Contributor: Lee Grossman
Respondeat Superior And Vicarious Liability
Respondeat superior and vicarious liability are legal terms that involve an employee’s actions and how those actions affect the employer’s business liability. Respondeat superior is a Latin phrase that means “let the superior make answer.” This concept holds an employer or principal liable for the employee’s or agent’s wrongful acts committed within the scope of employment or agency. The terms respondeat superior and vicarious liability embody the same concept in North Dakota. Nelson v. Gillette, 571 N.W.2d 332, 334 (N.D. 1997) (citing 1 Modern Tort Law §§ 7.01 & 7.02 (Rev.Ed.1994).
Employers are responsible for the acts of their employees, with certain exceptions. There are two main statutes that govern this relationship:
- N.D.C.C. section 32-02-08 states an employee shall comply with all the directions of an employer regarding actions performed under the scope of employment. There are a few exceptions to this rule: (1) When compliance is impossible or unlawful; (2) when compliance would impose an unreasonable burden on the employee; and (3) in case of emergency when the employer cannot be consulted on how to act next.
- N.D.C.C. section 3-03-09 states an employer is responsible to third persons for the negligence of the employee in the transaction of the business of the employer, including wrongful acts committed by the employee when those wrongful acts are part of the transaction of business.
An employer is generally vicariously liable for the negligence of an employee when the employee is carrying out the employer’s business. The employer has the right to control the employee’s conduct and the employee shall substantially comply with directions from the employer. This control by the employer, and expected order-following by the employee, is what ties the employer’s liability to the employee’s actions.
An employer’s vicarious liability only extends to actions the employee takes when the employee is acting within the scope of the employee’s duties for the employer. Take, for instance, the employee who drives a delivery van for an employer. If the employee is driving the van during normal employment hours and at the direction of the employer, and the employee is negligent and crashes into another car, the employer is vicariously liable for the employee’s negligence. The employer’s right to control the employee by directing the employee where to drive and what to drive is what ties the employer’s liability to the crash.
Scope Of Employment
The employer’s vicarious liability does not extend forever. There are certain actions by an employee that could sever the tie between the employer’s liability and the employee’s conduct. An obvious exception would be if the employee is driving the employee’s personal vehicle during non-working hours. There also could be times when the employee is not acting within the scope of employment even if the employee is working.

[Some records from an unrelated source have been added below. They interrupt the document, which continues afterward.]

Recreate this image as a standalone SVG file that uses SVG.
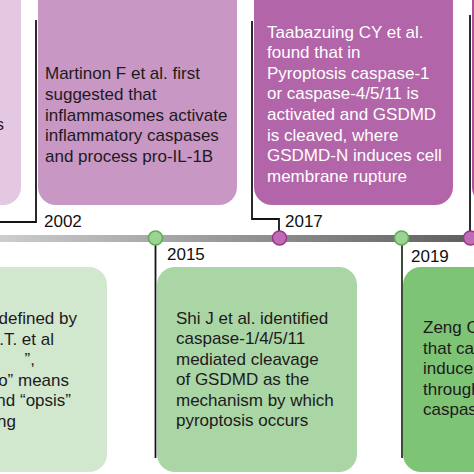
<svg xmlns="http://www.w3.org/2000/svg" width="474" height="474" viewBox="0 0 474 474">
  <defs>
    <linearGradient id="bar" x1="0" y1="0" x2="1" y2="0">
      <stop offset="0" stop-color="#cdcdcd"/>
      <stop offset="1" stop-color="#5e5e5e"/>
    </linearGradient>
  </defs>
  <style>
    text { font-family: "Liberation Sans", Arial, sans-serif; font-size: 17px; fill: #1e1a1e; }
    .wt { fill: #ffffff; }
    .yr { font-size: 17px; fill: #111111; }
    .conn { fill: none; stroke: #141414; stroke-width: 1.8; }
    .dot-g { fill: #9cd395; stroke: #5eae58; stroke-width: 1.6; }
    .dot-p { fill: #c06bb6; stroke: #953a87; stroke-width: 1.6; }
  </style>
  <rect width="474" height="474" fill="#ffffff"/>

  <!-- timeline bar -->
  <rect id="timeline" x="0" y="235" width="474" height="7" fill="url(#bar)"/>

  <g id="node-a">
    <rect x="-200" y="-20" width="221" height="225" rx="18" fill="#e4c8e1"/>
    <text x="-4.5" y="130">s</text>
  </g>

  <g id="node-2002">
    <rect x="38" y="-20" width="199" height="225" rx="18" fill="#c997c3"/>
    <text x="45" y="79">Martinon F et al. first</text>
    <text x="45" y="99.75">suggested that</text>
    <text x="45" y="120.5">inflammasomes activate</text>
    <text x="45" y="141.25">inflammatory caspases</text>
    <text x="45" y="162">and process pro-IL-1B</text>
  </g>

  <g id="node-2017">
    <rect x="254" y="-20" width="199" height="225" rx="18" fill="#b265a8"/>
    <text class="wt" x="267" y="37.7">Taabazuing CY et al.</text>
    <text class="wt" x="267" y="58.3">found that in</text>
    <text class="wt" x="267" y="78.8">Pyroptosis caspase-1</text>
    <text class="wt" x="267" y="99.4">or caspase-4/5/11 is</text>
    <text class="wt" x="267" y="120">activated and GSDMD</text>
    <text class="wt" x="267" y="140.6">is cleaved, where</text>
    <text class="wt" x="267" y="161.1">GSDMD-N induces cell</text>
    <text class="wt" x="267" y="181.7">membrane rupture</text>
  </g>

  <g id="node-g">
    <rect x="472" y="-20" width="200" height="225" rx="18" fill="#ad529d"/>
  </g>

  <g id="node-d">
    <rect x="-100" y="267" width="207" height="205" rx="18" fill="#d1e8ce"/>
    <text x="77" y="324" text-anchor="end">defined by</text>
    <text x="54" y="344.5" text-anchor="end">L.T. et al</text>
    <text x="35" y="365" text-anchor="end">”,</text>
    <text x="69" y="385.5" text-anchor="end">o” means</text>
    <text x="71" y="406" text-anchor="end">nd “opsis”</text>
    <text x="16" y="426.5" text-anchor="end">ng</text>
  </g>

  <g id="node-2015">
    <rect x="157" y="267" width="200" height="205" rx="18" fill="#aad5a4"/>
    <text x="176" y="323.5">Shi J et al. identified</text>
    <text x="176" y="344">caspase-1/4/5/11</text>
    <text x="176" y="364.5">mediated cleavage</text>
    <text x="176" y="385">of GSDMD as the</text>
    <text x="176" y="405.5">mechanism by which</text>
    <text x="176" y="426">pyroptosis occurs</text>
  </g>

  <g id="node-2019">
    <rect x="403" y="267" width="200" height="205" rx="18" fill="#7dc474"/>
    <text x="423" y="333">Zeng C</text>
    <text x="423" y="353.5">that ca</text>
    <text x="423" y="374">induce</text>
    <text x="423" y="394.5">through</text>
    <text x="423" y="415">caspas</text>
  </g>

  <g id="connectors">
    <polyline class="conn" points="36,20 36,222 -2,222"/>
    <polyline class="conn" points="252,21 252,219 279,219 279,232"/>
    <line class="conn" x1="155.5" y1="238" x2="155.5" y2="458"/>
    <line class="conn" x1="402" y1="238" x2="402" y2="458" style="stroke:#253825"/>
    <line class="conn" x1="470" y1="15" x2="470" y2="238"/>
  </g>

  <g id="dots">
    <circle class="dot-g" cx="155.5" cy="238" r="7"/>
    <circle class="dot-p" cx="279.5" cy="238" r="7"/>
    <circle class="dot-g" cx="401.5" cy="238" r="7"/>
    <circle class="dot-p" cx="470.5" cy="238" r="7"/>
  </g>

  <g id="years">
    <text class="yr" x="44" y="227">2002</text>
    <text class="yr" x="285" y="227">2017</text>
    <text class="yr" x="167" y="260">2015</text>
    <text class="yr" x="411" y="262">2019</text>
  </g>
</svg>
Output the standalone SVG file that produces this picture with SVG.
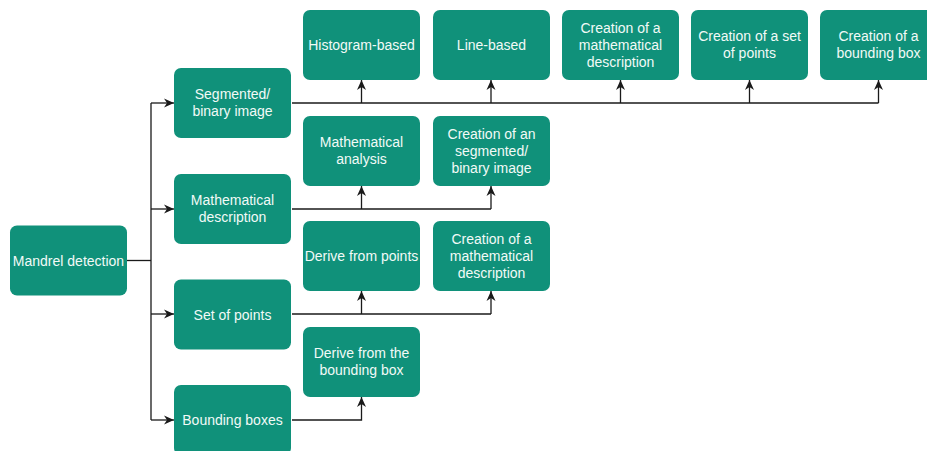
<svg xmlns="http://www.w3.org/2000/svg" width="927" height="451" viewBox="0 0 927 451">
  <style>
    .box { fill: #10917A; stroke: none; }
    .lbl { fill: #F2FAF7; font-family: "Liberation Sans", Arial, Helvetica, sans-serif; font-size: 14px; text-anchor: middle; }
    .edge { fill: none; stroke: #1A1A1A; stroke-width: 1.3; }
  </style>
  <defs>
    <marker id="arrow" viewBox="0 0 10 10" refX="10" refY="5" markerWidth="10" markerHeight="10" markerUnits="userSpaceOnUse" orient="auto">
      <path d="M0,0.5 L10,5 L0,9.5 L3,5 Z" fill="#1A1A1A"/>
    </marker>
  </defs>
  <rect width="927" height="451" fill="#FFFFFF"/>

  <!-- connectors: shared trunks drawn once, arrow stubs on top -->
  <g id="connectors" class="edge">
    <path d="M127,260.5 H151"/>
    <path d="M151,103 V420"/>
    <path d="M151,103 H174" marker-end="url(#arrow)"/>
    <path d="M151,209 H174" marker-end="url(#arrow)"/>
    <path d="M151,314 H174" marker-end="url(#arrow)"/>
    <path d="M151,420 H174" marker-end="url(#arrow)"/>

    <path d="M292,103 H878.5"/>
    <path d="M361.5,103 V80" marker-end="url(#arrow)"/>
    <path d="M491,103 V80" marker-end="url(#arrow)"/>
    <path d="M620.5,103 V80" marker-end="url(#arrow)"/>
    <path d="M749.5,103 V80" marker-end="url(#arrow)"/>
    <path d="M878.5,103 V80" marker-end="url(#arrow)"/>

    <path d="M292,209 H491"/>
    <path d="M361.5,209 V186" marker-end="url(#arrow)"/>
    <path d="M491,209 V186" marker-end="url(#arrow)"/>

    <path d="M292,314 H491"/>
    <path d="M361.5,314 V291" marker-end="url(#arrow)"/>
    <path d="M491,314 V291" marker-end="url(#arrow)"/>

    <path d="M292,420 H361.5 V397" marker-end="url(#arrow)"/>
  </g>

  <!-- root -->
  <g id="mandrel-detection">
    <rect class="box" x="10" y="225.5" width="117" height="70" rx="7"/>
    <text class="lbl" x="68.5" y="265.5">Mandrel detection</text>
  </g>

  <!-- representations -->
  <g id="segmented-binary-image">
    <rect class="box" x="174" y="68" width="117" height="70" rx="7"/>
    <text class="lbl" x="232.5" y="99">Segmented/</text>
    <text class="lbl" x="232.5" y="116">binary image</text>
  </g>
  <g id="mathematical-description">
    <rect class="box" x="174" y="174" width="117" height="70" rx="7"/>
    <text class="lbl" x="232.5" y="205">Mathematical</text>
    <text class="lbl" x="232.5" y="222">description</text>
  </g>
  <g id="set-of-points">
    <rect class="box" x="174" y="279.5" width="117" height="70" rx="7"/>
    <text class="lbl" x="232.5" y="319.5">Set of points</text>
  </g>
  <g id="bounding-boxes">
    <rect class="box" x="174" y="385" width="117" height="70" rx="7"/>
    <text class="lbl" x="232.5" y="425">Bounding boxes</text>
  </g>

  <!-- methods for segmented/binary image -->
  <g id="histogram-based">
    <rect class="box" x="303" y="10" width="117" height="70" rx="7"/>
    <text class="lbl" x="361.5" y="49.5">Histogram-based</text>
  </g>
  <g id="line-based">
    <rect class="box" x="433" y="10" width="117" height="70" rx="7"/>
    <text class="lbl" x="491.5" y="49.5">Line-based</text>
  </g>
  <g id="seg-to-math-description">
    <rect class="box" x="562" y="10" width="117" height="70" rx="7"/>
    <text class="lbl" x="620.5" y="33">Creation of a</text>
    <text class="lbl" x="620.5" y="50">mathematical</text>
    <text class="lbl" x="620.5" y="67">description</text>
  </g>
  <g id="seg-to-set-of-points">
    <rect class="box" x="691" y="10" width="117" height="70" rx="7"/>
    <text class="lbl" x="749.5" y="41">Creation of a set</text>
    <text class="lbl" x="749.5" y="58">of points</text>
  </g>
  <g id="seg-to-bounding-box">
    <rect class="box" x="820" y="10" width="117" height="70" rx="7"/>
    <text class="lbl" x="878.5" y="41">Creation of a</text>
    <text class="lbl" x="878.5" y="58">bounding box</text>
  </g>

  <!-- methods for mathematical description -->
  <g id="mathematical-analysis">
    <rect class="box" x="303" y="116" width="117" height="70" rx="7"/>
    <text class="lbl" x="361.5" y="147">Mathematical</text>
    <text class="lbl" x="361.5" y="164">analysis</text>
  </g>
  <g id="math-to-segmented-image">
    <rect class="box" x="433" y="116" width="117" height="70" rx="7"/>
    <text class="lbl" x="491.5" y="139">Creation of an</text>
    <text class="lbl" x="491.5" y="156">segmented/</text>
    <text class="lbl" x="491.5" y="173">binary image</text>
  </g>

  <!-- methods for set of points -->
  <g id="derive-from-points">
    <rect class="box" x="303" y="221" width="117" height="70" rx="7"/>
    <text class="lbl" x="361.5" y="260.5">Derive from points</text>
  </g>
  <g id="points-to-math-description">
    <rect class="box" x="433" y="221" width="117" height="70" rx="7"/>
    <text class="lbl" x="491.5" y="244">Creation of a</text>
    <text class="lbl" x="491.5" y="261">mathematical</text>
    <text class="lbl" x="491.5" y="278">description</text>
  </g>

  <!-- methods for bounding boxes -->
  <g id="derive-from-bounding-box">
    <rect class="box" x="303" y="327" width="117" height="70" rx="7"/>
    <text class="lbl" x="361.5" y="358">Derive from the</text>
    <text class="lbl" x="361.5" y="375">bounding box</text>
  </g>
</svg>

Using the previous example, the employee crashes the company van into another vehicle. During the crash investigation, officers found the employee had a blood-alcohol concentration of .09%. This was caused by the employee taking shots of tequila during the employee’s lunch break. The employer could argue the employee was in no way authorized to drink alcohol while the employee was acting under the employer’s control. This may sever the employer’s liability from the employee’s negligence. However, the employer may be roped back in if the employer was the person who bought lunch and took tequila shots with the employee. Now vicarious liability is not so clear. Determining whether an employer is liable, and to what extent, is heavily fact-specific.